The third and titular story, 'The Woman Destroyed' was, in a word, depressing, in almost every aspect. Written as an epistolary diary of our protagonist, this, more than even 'The Monologue,' was a slog. Getting through this story was exhausting. Not that it was dense in style or form; each diary entry was a pretty easy bite, but the sheer weight and repetitiveness of her anxiety that quickly slides into the realm of pure neuroticism, is painful.

This also felt the most like a feminist text. Not feminist in the academic sense, but more in the sense that this touches on something of the horror of womanhood within a patriarchal system, particularly a system in which that pressure is invisible. There are no laws that actively relegate women to second-class citizens, but there are nonetheless certain social expectations baked into the ways in which such a society socializes girls to behave and think.

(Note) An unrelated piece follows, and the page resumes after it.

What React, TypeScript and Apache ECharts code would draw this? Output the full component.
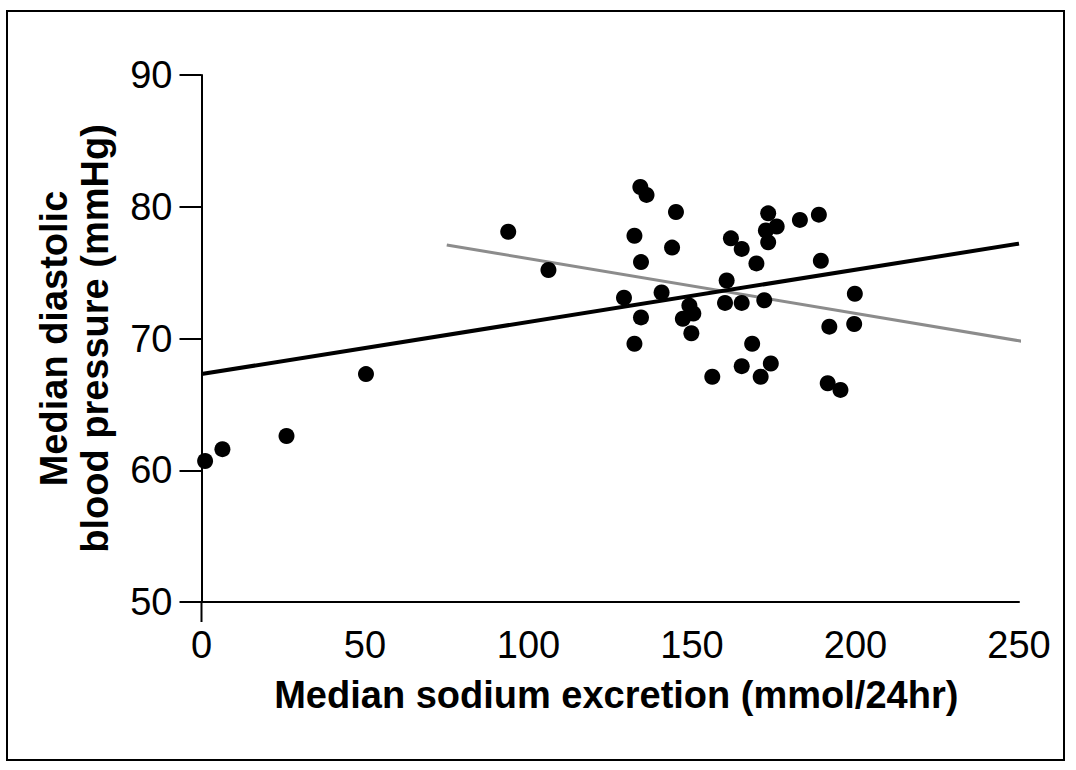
import React, { useEffect, useRef } from "react";
import * as echarts from "echarts";

// Median sodium excretion (mmol/24hr) per population
const sodiumExcretion = [
  1.1, 6.4, 26.0, 50.3, 93.8, 106.1, 129.2, 132.4, 132.4, 134.2, 136.1,
  134.4, 134.4, 140.7, 143.9, 145.1, 147.2, 149.2, 149.8, 150.4, 156.2,
  160.1, 160.6, 161.9, 165.2, 165.2, 165.2, 168.4, 169.7, 171.0, 172.1,
  172.6, 173.3, 173.3, 174.1, 175.9, 183.0, 188.8, 189.4, 191.5, 192.0,
  195.4, 199.6, 199.8,
];

// Median diastolic blood pressure (mmHg) per population
const diastolicBP = [
  60.7, 61.6, 62.6, 67.3, 78.1, 75.2, 73.1, 77.8, 69.6, 81.5, 80.9,
  75.8, 71.6, 73.5, 76.9, 79.6, 71.5, 72.5, 70.4, 71.9, 67.1,
  72.7, 74.4, 77.6, 76.8, 72.7, 67.9, 69.6, 75.7, 67.1, 72.9,
  78.2, 79.5, 77.3, 68.1, 78.5, 79.0, 79.4, 75.9, 66.6, 70.9,
  66.1, 71.1, 73.4,
];

// Regression line across all populations
const fitAllX = [0, 250];
const fitAllY = [67.3, 77.2];

// Regression line excluding the low-sodium populations
const fitSubsetX = [75, 253];
const fitSubsetY = [77.1, 69.7];

// Axis ranges and tick spacing
const xRange = [0, 250];
const xStep = 50;
const yRange = [50, 90];
const yStep = 10;

const FONT = "'Liberation Sans', Arial, Helvetica, sans-serif";

export default function App() {
  const ref = useRef<HTMLDivElement>(null);

  useEffect(() => {
    document.body.style.margin = "0";
    const el = ref.current;
    if (!el) return;
    const chart = echarts.init(el, null, { renderer: "svg" });

    const points = sodiumExcretion.map((x, i) => [x, diastolicBP[i]]);
    const allLine = fitAllX.map((x, i) => [x, fitAllY[i]]);
    const subsetLine = fitSubsetX.map((x, i) => [x, fitSubsetY[i]]);

    chart.setOption({
      animation: false,
      backgroundColor: "#ffffff",
      grid: { left: 201.5, right: 57, top: 75, bottom: 168, containLabel: false },
      xAxis: {
        type: "value",
        min: xRange[0],
        max: xRange[1],
        interval: xStep,
        name: "Median sodium excretion (mmol/24hr)",
        nameLocation: "middle",
        nameGap: 74,
        nameTextStyle: {
          fontFamily: FONT,
          fontWeight: "bold",
          fontSize: 38,
          color: "#000",
          padding: [0, 0, 0, 12],
        },
        axisLine: { show: true, lineStyle: { color: "#000", width: 2 } },
        axisTick: { show: false },
        axisLabel: {
          fontFamily: FONT,
          fontSize: 38,
          color: "#000",
          margin: 24,
        },
        splitLine: { show: false },
      },
      yAxis: {
        type: "value",
        min: yRange[0],
        max: yRange[1],
        interval: yStep,
        name: "Median diastolic\nblood pressure (mmHg)",
        nameLocation: "middle",
        nameRotate: 90,
        nameGap: 86,
        nameTextStyle: {
          fontFamily: FONT,
          fontWeight: "bold",
          fontSize: 38,
          lineHeight: 41,
          color: "#000",
        },
        axisLine: { show: true, lineStyle: { color: "#000", width: 2 } },
        axisTick: {
          show: true,
          length: 22,
          inside: false,
          lineStyle: { color: "#000", width: 2 },
        },
        axisLabel: {
          fontFamily: FONT,
          fontSize: 38,
          color: "#000",
          margin: 29,
        },
        splitLine: { show: false },
      },
      series: [
        {
          type: "line",
          data: allLine,
          symbol: "none",
          clip: false,
          lineStyle: { color: "#000", width: 4 },
          z: 3,
        },
        {
          type: "line",
          data: subsetLine,
          symbol: "none",
          clip: false,
          lineStyle: { color: "#8c8c8c", width: 3 },
          z: 2,
        },
        {
          type: "scatter",
          data: points,
          symbol: "circle",
          symbolSize: 16,
          itemStyle: { color: "#000", opacity: 1 },
          z: 4,
        },
      ],
    });

    // Frame around the figure and the short downward stub at x = 0
    const [x0, y0] = chart.convertToPixel({ gridIndex: 0 }, [xRange[0], yRange[0]]);
    chart.setOption({
      graphic: [
        {
          type: "rect",
          shape: { x: 7, y: 11, width: 1057, height: 749 },
          style: { fill: "none", stroke: "#000", lineWidth: 2 },
          silent: true,
        },
        {
          type: "line",
          shape: { x1: x0, y1: y0, x2: x0, y2: y0 + 20 },
          style: { stroke: "#000", lineWidth: 2 },
          silent: true,
        },
      ],
    });

    return () => chart.dispose();
  }, []);

  return <div ref={ref} style={{ width: 1076, height: 770 }} />;
}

Our protagonist discovers her husband is having an affair.

That's it. That's the thing that ruins her life.

She agonizes over what fault in her led to him stepping out. Had she failed to keep up her physical appearance? Had she been a bad mother? Should she have had a career, but oh, would having had a career made her a worse wife and mother? Should she stand her ground and tell him to end the affair, or would that be too aggressive and push him away? Did her not standing her ground push him away?

It's a wild roller-coaster.

For a person who wasn't socialized as a girl I reckon it'd be pretty inciteful to read something like this, but for anyone who was socialized as a girl I just can't imagine that this would be a satisfying experience or even particularly cathartic.